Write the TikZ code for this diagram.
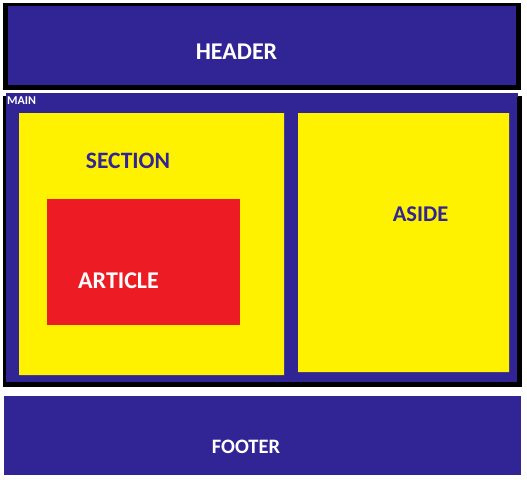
\documentclass[tikz,border=0pt]{standalone}
\usepackage{fontspec}
\setmainfont{Carlito}
\usepackage{tikz}
\usepackage{tkz-euclide}
\usepackage{xcolor}
\definecolor{paintblue}{RGB}{49,37,149}
\definecolor{paintyellow}{RGB}{255,242,0}
\definecolor{paintred}{RGB}{237,28,36}

\begin{document}
\begin{tikzpicture}[x=1pt,y=-1pt,
    tag/.style={inner sep=0pt,font=\bfseries\fontsize{#1}{#1}\selectfont}]
    \useasboundingbox (0,0) rectangle (527,479);
    \tkzDefPoints{3/3/H1,521/90/H2,8/6/H3,516/85/H4}
    \tkzDefPoints{3/96/M1,522/387/M2,6/93/M3,517/382/M4,518/97/M5}
    \tkzDefPoints{19/113/S1,284/375/S2,47/199/A1,240/325/A2}
    \tkzDefPoints{298/113/D1,509/372/D2,4/396/F1,521/475/F2}
    \fill[black] (H1) rectangle (H2); \fill[paintblue] (H3) rectangle (H4);
    \fill[black] (M1) rectangle (M2); \fill[paintblue] (M3) rectangle (M4);
    \fill[paintblue] (M3) rectangle (M5);
    \fill[paintyellow] (S1) rectangle (S2) (D1) rectangle (D2);
    \fill[paintred] (A1) rectangle (A2);
    \fill[paintblue] (F1) rectangle (F2);
    \node[tag=24,white] (header) at (236.5,51.5) {HEADER};
    \node[tag=12,white,anchor=west] (main) at (7,100.5) {MAIN};
    \node[tag=23.5,paintblue] (section) at (128,160.5) {SECTION};
    \node[tag=24,white] (article) at (118.5,280.5) {ARTICLE};
    \node[tag=22.5,paintblue] (aside) at (420.5,214.5) {ASIDE};
    \node[tag=20.5,white] (footer) at (246,447) {FOOTER};
\end{tikzpicture}
\end{document}
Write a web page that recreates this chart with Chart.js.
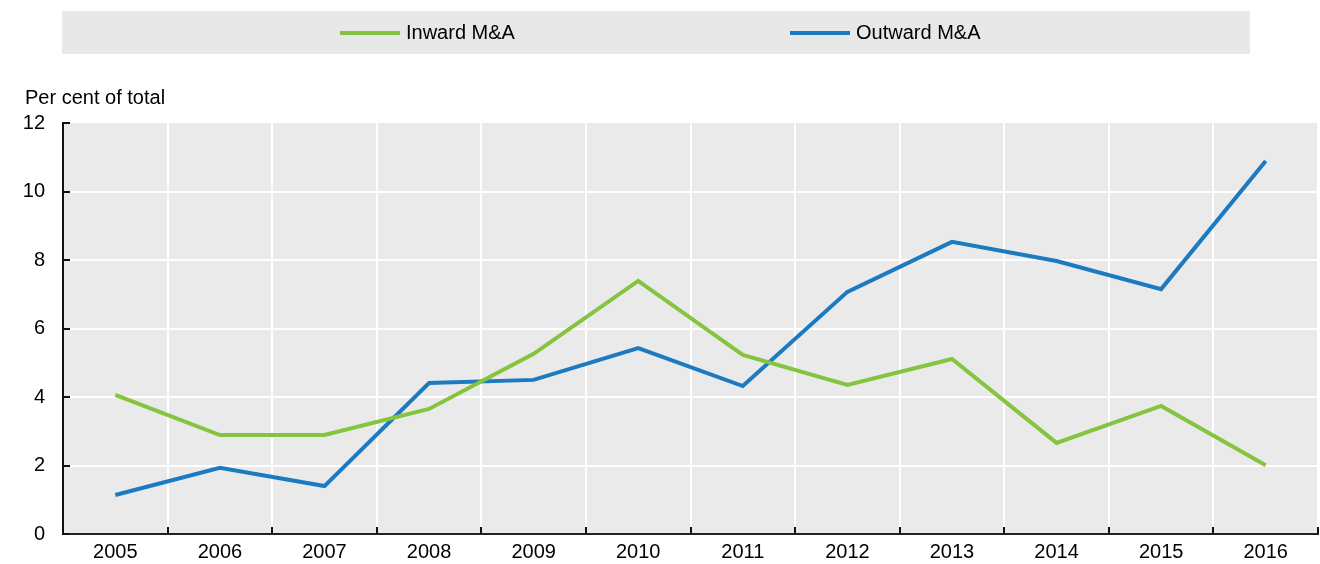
<!DOCTYPE html>
<html>
<head>
<meta charset="utf-8">
<script src="https://cdn.jsdelivr.net/npm/chart.js@4.4.1/dist/chart.umd.min.js"></script>
<style>
  html, body { margin: 0; padding: 0; background: #fff; }
  #wrap { width: 1320px; height: 564px; }
</style>
</head>
<body>
<div id="wrap"><canvas id="maChart" width="1320" height="564"></canvas></div>
<script>
const years = ['2005', '2006', '2007', '2008', '2009', '2010', '2011', '2012', '2013', '2014', '2015', '2016'];
const inwardMA = [4.06, 2.89, 2.89, 3.65, 5.26, 7.39, 5.23, 4.35, 5.11, 2.66, 3.74, 2.01];
const outwardMA = [1.14, 1.93, 1.40, 4.41, 4.50, 5.43, 4.32, 7.07, 8.53, 7.97, 7.15, 10.89];
const yTicks = [0, 2, 4, 6, 8, 10, 12];
const yTitle = 'Per cent of total';

const FONT = '"Liberation Sans Narrow", "Arial Narrow", "Liberation Sans", Arial, sans-serif';

// grey plot background, grey legend strip with line keys, axis caption
const oecdFrame = {
  id: 'oecdFrame',
  beforeDraw(chart) {
    const { ctx, chartArea } = chart;
    ctx.save();
    ctx.fillStyle = '#eaeaea';
    ctx.fillRect(chartArea.left, chartArea.top, chartArea.right - chartArea.left, chartArea.bottom - chartArea.top);

    // legend strip
    ctx.fillStyle = '#e8e8e8';
    ctx.fillRect(62, 11, 1188, 43);
    ctx.font = '20px ' + FONT;
    ctx.textBaseline = 'middle';
    const starts = [340, 790];
    chart.data.datasets.forEach((ds, i) => {
      const x = starts[i];
      ctx.strokeStyle = ds.borderColor;
      ctx.lineWidth = 4;
      ctx.beginPath();
      ctx.moveTo(x, 33);
      ctx.lineTo(x + 60, 33);
      ctx.stroke();
      ctx.fillStyle = '#000';
      ctx.fillText(ds.label, x + 66, 33);
    });

    // axis caption
    ctx.fillStyle = '#000';
    ctx.textBaseline = 'alphabetic';
    ctx.fillText(yTitle, 25, 104);
    ctx.restore();
  },
  // inward tick marks on both axes
  beforeDatasetsDraw(chart) {
    const { ctx, chartArea, scales } = chart;
    ctx.save();
    ctx.strokeStyle = '#111';
    ctx.lineWidth = 2;
    ctx.beginPath();
    const n = years.length;
    const step = (chartArea.right - chartArea.left) / n;
    for (let i = 0; i <= n; i++) {
      const x = Math.round(chartArea.left + i * step);
      ctx.moveTo(x, chartArea.bottom);
      ctx.lineTo(x, chartArea.bottom - 7);
    }
    yTicks.forEach((v) => {
      const y = Math.round(scales.y.getPixelForValue(v));
      ctx.moveTo(chartArea.left, y);
      ctx.lineTo(chartArea.left + 7, y);
    });
    ctx.stroke();
    ctx.restore();
  },
};

const ctx = document.getElementById('maChart').getContext('2d');
new Chart(ctx, {
  type: 'line',
  data: {
    labels: years,
    datasets: [
      {
        label: 'Inward M&A',
        data: inwardMA,
        borderColor: '#85c43f',
        backgroundColor: '#85c43f',
        borderWidth: 4,
        pointRadius: 0,
        tension: 0,
        fill: false,
      },
      {
        label: 'Outward M&A',
        data: outwardMA,
        borderColor: '#1c7ac0',
        backgroundColor: '#1c7ac0',
        borderWidth: 4,
        pointRadius: 0,
        tension: 0,
        fill: false,
      },
    ],
  },
  options: {
    responsive: false,
    animation: false,
    layout: { padding: { top: 123, right: 2, left: 0, bottom: 0 } },
    scales: {
      x: {
        offset: true,
        afterFit: (scale) => { scale.height = 30; },
        grid: {
          offset: true,
          color: '#ffffff',
          lineWidth: 2,
          drawTicks: false,
        },
        border: { color: '#222222', width: 2 },
        ticks: {
          color: '#000',
          padding: 6,
          maxRotation: 0,
          font: { family: FONT, size: 20 },
        },
      },
      y: {
        min: 0,
        max: 12,
        afterFit: (scale) => { scale.width = 63; },
        afterBuildTicks: (scale) => {
          scale.ticks = yTicks.map((v) => ({ value: v }));
        },
        grid: {
          color: (c) => (c.tick && c.tick.value === 12 ? 'rgba(0,0,0,0)' : '#ffffff'),
          lineWidth: 2,
          drawTicks: false,
        },
        border: { color: '#111111', width: 2 },
        ticks: {
          color: '#000',
          padding: 18,
          font: { family: FONT, size: 20 },
        },
      },
    },
    plugins: {
      legend: { display: false },
      tooltip: { enabled: false },
    },
  },
  plugins: [oecdFrame],
});
</script>
</body>
</html>
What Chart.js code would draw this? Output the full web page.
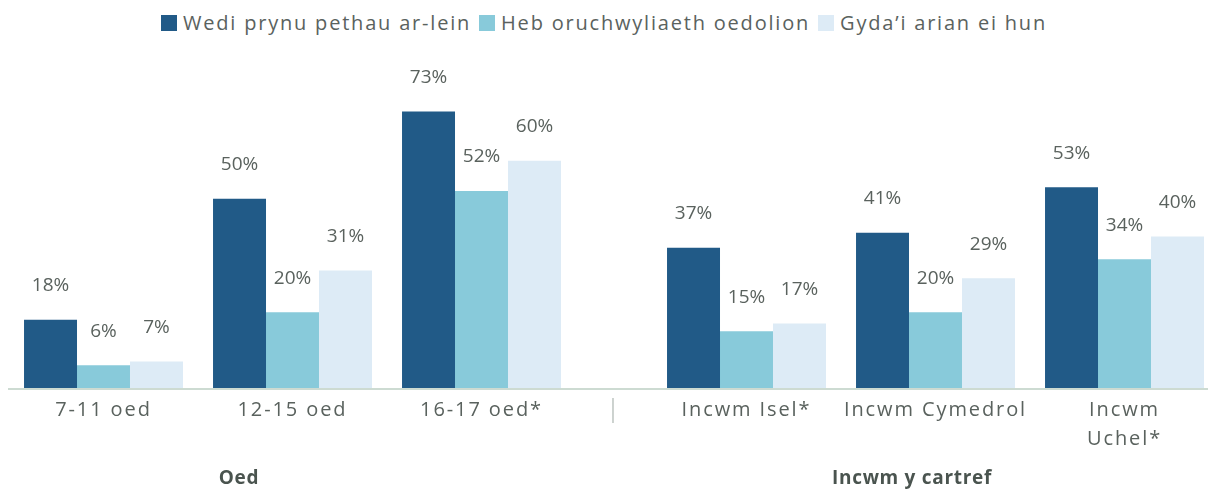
<!DOCTYPE html>
<html>
<head>
<meta charset="utf-8">
<script src="https://cdn.jsdelivr.net/npm/chart.js@4"></script>
<style>
  html, body { margin: 0; padding: 0; background: #fff; }
  body { width: 1208px; height: 495px; overflow: hidden; position: relative; font-family: "Open Sans", sans-serif; }
  #legend { position: absolute; top: 9px; left: 0; width: 1208px; display: flex; justify-content: center; gap: 8px; font-size: 20px; letter-spacing: 1.8px; color: #5a625e; }
  #legend span.item { display: flex; align-items: center; }
  #legend span.box { width: 16px; height: 16px; margin-right: 6px; display: inline-block; }
  .group { position: absolute; top: 464px; font-weight: bold; font-size: 19px; letter-spacing: 0.7px; color: #4a544f; transform: translateX(-50%); white-space: nowrap; }
  #left { position: absolute; left: 0; top: 0; }
  #right { position: absolute; left: 652px; top: 0; }
</style>
</head>
<body>
<div id="legend"></div>
<canvas id="left" width="652" height="495"></canvas>
<canvas id="right" width="567" height="495"></canvas>
<div class="group" style="left:239px">Oed</div>
<div class="group" style="left:912px">Incwm y cartref</div>
<script>
// categories (first three: Oed, last three: Incwm y cartref)
const categories = ['7-11 oed', '12-15 oed', '16-17 oed*', 'Incwm Isel*', 'Incwm Cymedrol', ['Incwm', 'Uchel*']];
const groupTitles = ['Oed', 'Incwm y cartref'];
const separator = '|';

// series values (%)
const seriesNames = ['Wedi prynu pethau ar-lein', 'Heb oruchwyliaeth oedolion', 'Gyda\u2019i arian ei hun'];
const boughtOnline = [18, 50, 73, 37, 41, 53];
const noSupervision = [6, 20, 52, 15, 20, 34];
const ownMoney = [7, 31, 60, 17, 29, 40];

const colors = ['#215a87', '#88cada', '#ddebf6'];
const textColor = '#5a625e';
const axisColor = '#cddbd2';
const fontFamily = '"Open Sans", sans-serif';

// legend (html)
const legendEl = document.getElementById('legend');
seriesNames.forEach((name, i) => {
    const item = document.createElement('span');
    item.className = 'item';
    item.innerHTML = '<span class="box" style="background:' + colors[i] + '"></span>' + name;
    legendEl.appendChild(item);
});

// wider tracking for the axis labels
const tracking = {
    id: 'tracking',
    beforeDraw(chart) {
        chart.ctx.letterSpacing = '1.9px';
    }
};

// data labels above bars
const valueLabels = {
    id: 'valueLabels',
    afterDatasetsDraw(chart) {
        const ctx = chart.ctx;
        ctx.save();
        ctx.letterSpacing = '0px';
        ctx.font = '19px ' + fontFamily;
        ctx.fillStyle = textColor;
        ctx.textAlign = 'center';
        ctx.textBaseline = 'middle';
        chart.data.datasets.forEach((ds, i) => {
            chart.getDatasetMeta(i).data.forEach((bar, j) => {
                ctx.fillText(ds.data[j] + '%', bar.x, bar.y - 34);
            });
        });
        ctx.restore();
    }
};

// baseline running across both halves
const baseline = {
    id: 'baseline',
    afterDraw(chart, args, opts) {
        const ctx = chart.ctx;
        const a = chart.chartArea;
        ctx.save();
        ctx.letterSpacing = '0px';
        ctx.strokeStyle = axisColor;
        ctx.lineWidth = 2;
        ctx.beginPath();
        ctx.moveTo(opts.extendLeft ? 0 : a.left - 1, a.bottom + 1);
        ctx.lineTo(opts.extendRight ? chart.width : a.right, a.bottom + 1);
        ctx.stroke();
        if (opts.separator) {
            ctx.font = '300 26px ' + fontFamily;
            ctx.fillStyle = '#aab3ae';
            ctx.textAlign = 'center';
            ctx.textBaseline = 'middle';
            ctx.fillText(opts.separator, opts.separatorX, a.bottom + 22);
        }
        ctx.restore();
    }
};

function makeChart(id, from, to, padding, baseOpts) {
    return new Chart(document.getElementById(id), {
        type: 'bar',
        data: {
            labels: categories.slice(from, to),
            datasets: [
                { label: seriesNames[0], data: boughtOnline.slice(from, to), backgroundColor: colors[0] },
                { label: seriesNames[1], data: noSupervision.slice(from, to), backgroundColor: colors[1] },
                { label: seriesNames[2], data: ownMoney.slice(from, to), backgroundColor: colors[2] }
            ]
        },
        options: {
            responsive: false,
            animation: false,
            layout: { padding: padding },
            categoryPercentage: 0.841,
            barPercentage: 1,
            plugins: {
                legend: { display: false },
                tooltip: { enabled: false },
                baseline: baseOpts
            },
            scales: {
                y: {
                    display: false,
                    min: 0,
                    max: 80
                },
                x: {
                    grid: { display: false, drawTicks: false },
                    border: { display: false },
                    ticks: {
                        color: textColor,
                        padding: 8,
                        maxRotation: 0,
                        autoSkip: false,
                        font: { family: fontFamily, size: 20, lineHeight: 1.45 }
                    },
                    afterFit: (scale) => { scale.height = 107; }
                }
            }
        },
        plugins: [tracking, valueLabels, baseline]
    });
}

makeChart('left', 0, 3, { left: 9, right: 76, top: 85, bottom: 0 },
    { extendRight: true, separator: separator, separatorX: 613 });
makeChart('right', 3, 6, { left: 0, right: 0, top: 85, bottom: 0 },
    { extendLeft: true });
</script>
</body>
</html>
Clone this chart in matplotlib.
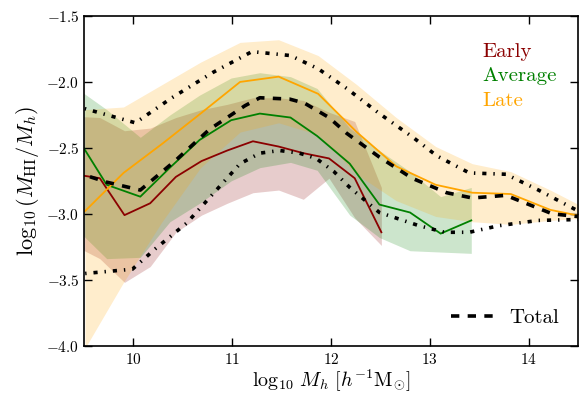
import numpy as np
import matplotlib
matplotlib.use("Agg")
import matplotlib.pyplot as plt

# HI-to-halo mass ratio vs halo mass, split by formation time
plt.rcParams["mathtext.fontset"] = "cm"
plt.rcParams["font.family"] = "serif"
plt.rcParams["font.serif"] = ["cmr10"]
plt.rcParams["axes.formatter.use_mathtext"] = True
plt.rcParams["lines.scale_dashes"] = False

# Early-forming haloes
early_x = [9.40, 9.66, 9.91, 10.17, 10.43, 10.69, 10.95, 11.21, 11.47, 11.72, 11.98, 12.24, 12.51]
early_med = [-2.70, -2.73, -3.01, -2.92, -2.72, -2.60, -2.52, -2.45, -2.49, -2.54, -2.58, -2.73, -3.14]
early_hi = [-2.26, -2.27, -2.37, -2.35, -2.27, -2.21, -2.17, -2.12, -2.12, -2.14, -2.23, -2.30, -2.80]
early_lo = [-3.24, -3.34, -3.52, -3.40, -3.14, -3.01, -2.92, -2.84, -2.82, -2.89, -2.73, -3.03, -3.24]

# Average haloes
avg_x = [9.43, 9.73, 10.07, 10.37, 10.67, 10.99, 11.28, 11.59, 11.86, 12.19, 12.49, 12.80, 13.11, 13.42]
avg_med = [-2.42, -2.78, -2.87, -2.65, -2.44, -2.29, -2.24, -2.27, -2.41, -2.62, -2.93, -2.99, -3.15, -3.05]
avg_hi = [-2.05, -2.21, -2.42, -2.25, -2.10, -1.97, -1.93, -1.96, -2.05, -2.35, -2.52, -2.68, -2.87, -2.80]
avg_lo = [-3.12, -3.34, -3.33, -3.06, -2.92, -2.75, -2.65, -2.61, -2.67, -3.01, -3.18, -3.28, -3.29, -3.30]

# Late-forming haloes
late_x = [9.51, 9.90, 10.29, 10.68, 11.08, 11.47, 11.87, 12.26, 12.66, 13.06, 13.43, 13.82, 14.22, 14.61]
late_med = [-2.98, -2.69, -2.47, -2.24, -2.00, -1.96, -2.09, -2.38, -2.64, -2.78, -2.84, -2.85, -2.97, -3.03]
late_hi = [-2.21, -2.19, -2.02, -1.85, -1.70, -1.68, -1.80, -2.02, -2.27, -2.49, -2.62, -2.68, -2.82, -2.97]
late_lo = [-4.02, -3.52, -3.06, -2.65, -2.38, -2.31, -2.40, -2.70, -2.90, -3.02, -3.06, -3.08, -3.05, -3.03]

# All haloes: median and percentile envelope
tot_x = [9.40, 9.73, 10.07, 10.42, 10.77, 11.13, 11.28, 11.58, 11.73, 11.98,
         12.16, 12.49, 12.82, 13.17, 13.43, 13.77, 14.24, 14.49, 14.71]
tot_med = [-2.68, -2.76, -2.82, -2.60, -2.36, -2.18, -2.12, -2.13, -2.16, -2.27,
           -2.39, -2.57, -2.73, -2.84, -2.88, -2.86, -3.00, -3.02, -3.03]

tot_hi_x = [9.40, 10.02, 10.39, 10.80, 11.20, 11.59, 11.87, 12.16, 12.49, 12.83,
            13.07, 13.40, 13.77, 14.10, 14.48, 14.71]
tot_hi = [-2.18, -2.31, -2.12, -1.93, -1.77, -1.80, -1.90, -2.05, -2.24, -2.42,
          -2.56, -2.69, -2.70, -2.82, -2.97, -3.06]

tot_lo_x = [9.40, 9.99, 10.23, 10.54, 11.08, 11.28, 11.48, 11.68, 11.85, 12.03,
            12.19, 12.49, 12.89, 13.15, 13.40, 13.70, 14.10, 14.71]
tot_lo = [-3.46, -3.42, -3.26, -3.07, -2.62, -2.54, -2.52, -2.54, -2.58, -2.68,
          -2.80, -2.99, -3.09, -3.14, -3.14, -3.09, -3.05, -3.04]

groups = [
    ("Early", "darkred", early_x, early_med, early_lo, early_hi),
    ("Average", "green", avg_x, avg_med, avg_lo, avg_hi),
    ("Late", "orange", late_x, late_med, late_lo, late_hi),
]

fig = plt.figure(figsize=(5.84, 3.93), dpi=100)
ax = fig.add_axes([0.1438, 0.1204, 0.8459, 0.8389])

for name, col, x, med, lo, hi in groups:
    ax.fill_between(x, lo, hi, color=col, alpha=0.2, linewidth=0)

group_lines = []
for name, col, x, med, lo, hi in groups:
    ln, = ax.plot(x, med, color=col, lw=1.3, label=name)
    group_lines.append(ln)

total_line, = ax.plot(tot_x, tot_med, color="k", lw=2.6, dashes=(6, 6), label="Total")
ax.plot(tot_hi_x, tot_hi, color="k", lw=2.6, dashes=(3, 5, 1, 5))
ax.plot(tot_lo_x, tot_lo, color="k", lw=2.6, dashes=(3, 5, 1, 5))

ax.set_xlim(9.5, 14.5)
ax.set_ylim(-4.0, -1.5)
ax.set_xticks([10, 11, 12, 13, 14])
ax.set_yticks([-4.0, -3.5, -3.0, -2.5, -2.0, -1.5])
ax.tick_params(direction="in", top=True, right=True, length=6, width=1, labelsize=11)
ax.tick_params(axis="x", pad=4.5)
for sp in ax.spines.values():
    sp.set_linewidth(1.2)

ax.set_xlabel(r"$\log_{10}\,M_h\ [h^{-1}{\rm M}_{\odot}]$", fontsize=14.5)
ax.xaxis.set_label_coords(0.5, -0.066)
ax.set_ylabel(r"$\log_{10}(M_{\rm HI}/M_h)$", fontsize=16)

leg1 = ax.legend(handles=group_lines, loc="upper left", bbox_to_anchor=(0.79, 0.945),
                 frameon=False, handlelength=0, handletextpad=0, fontsize=15,
                 labelspacing=0.28, borderaxespad=0)
for h in leg1.legend_handles:
    h.set_visible(False)
for txt, (name, col, *_rest) in zip(leg1.get_texts(), groups):
    txt.set_color(col)
ax.add_artist(leg1)

ax.legend(handles=[total_line], loc="lower right", frameon=False, fontsize=15)

fig.savefig("out.png", dpi=100)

═══

# SHORT PROBLEM
Give again, word for word, only the lines starting at the line with "Clone this chart in matplotlib." and ending at the line with "-3.28, -3.29, -3.30]", keeping both end lines; pictures stay out.

# SOLUTION TO THIS TASK
Clone this chart in matplotlib.
import numpy as np
import matplotlib
matplotlib.use("Agg")
import matplotlib.pyplot as plt

# HI-to-halo mass ratio vs halo mass, split by formation time
plt.rcParams["mathtext.fontset"] = "cm"
plt.rcParams["font.family"] = "serif"
plt.rcParams["font.serif"] = ["cmr10"]
plt.rcParams["axes.formatter.use_mathtext"] = True
plt.rcParams["lines.scale_dashes"] = False

# Early-forming haloes
early_x = [9.40, 9.66, 9.91, 10.17, 10.43, 10.69, 10.95, 11.21, 11.47, 11.72, 11.98, 12.24, 12.51]
early_med = [-2.70, -2.73, -3.01, -2.92, -2.72, -2.60, -2.52, -2.45, -2.49, -2.54, -2.58, -2.73, -3.14]
early_hi = [-2.26, -2.27, -2.37, -2.35, -2.27, -2.21, -2.17, -2.12, -2.12, -2.14, -2.23, -2.30, -2.80]
early_lo = [-3.24, -3.34, -3.52, -3.40, -3.14, -3.01, -2.92, -2.84, -2.82, -2.89, -2.73, -3.03, -3.24]

# Average haloes
avg_x = [9.43, 9.73, 10.07, 10.37, 10.67, 10.99, 11.28, 11.59, 11.86, 12.19, 12.49, 12.80, 13.11, 13.42]
avg_med = [-2.42, -2.78, -2.87, -2.65, -2.44, -2.29, -2.24, -2.27, -2.41, -2.62, -2.93, -2.99, -3.15, -3.05]
avg_hi = [-2.05, -2.21, -2.42, -2.25, -2.10, -1.97, -1.93, -1.96, -2.05, -2.35, -2.52, -2.68, -2.87, -2.80]
avg_lo = [-3.12, -3.34, -3.33, -3.06, -2.92, -2.75, -2.65, -2.61, -2.67, -3.01, -3.18, -3.28, -3.29, -3.30]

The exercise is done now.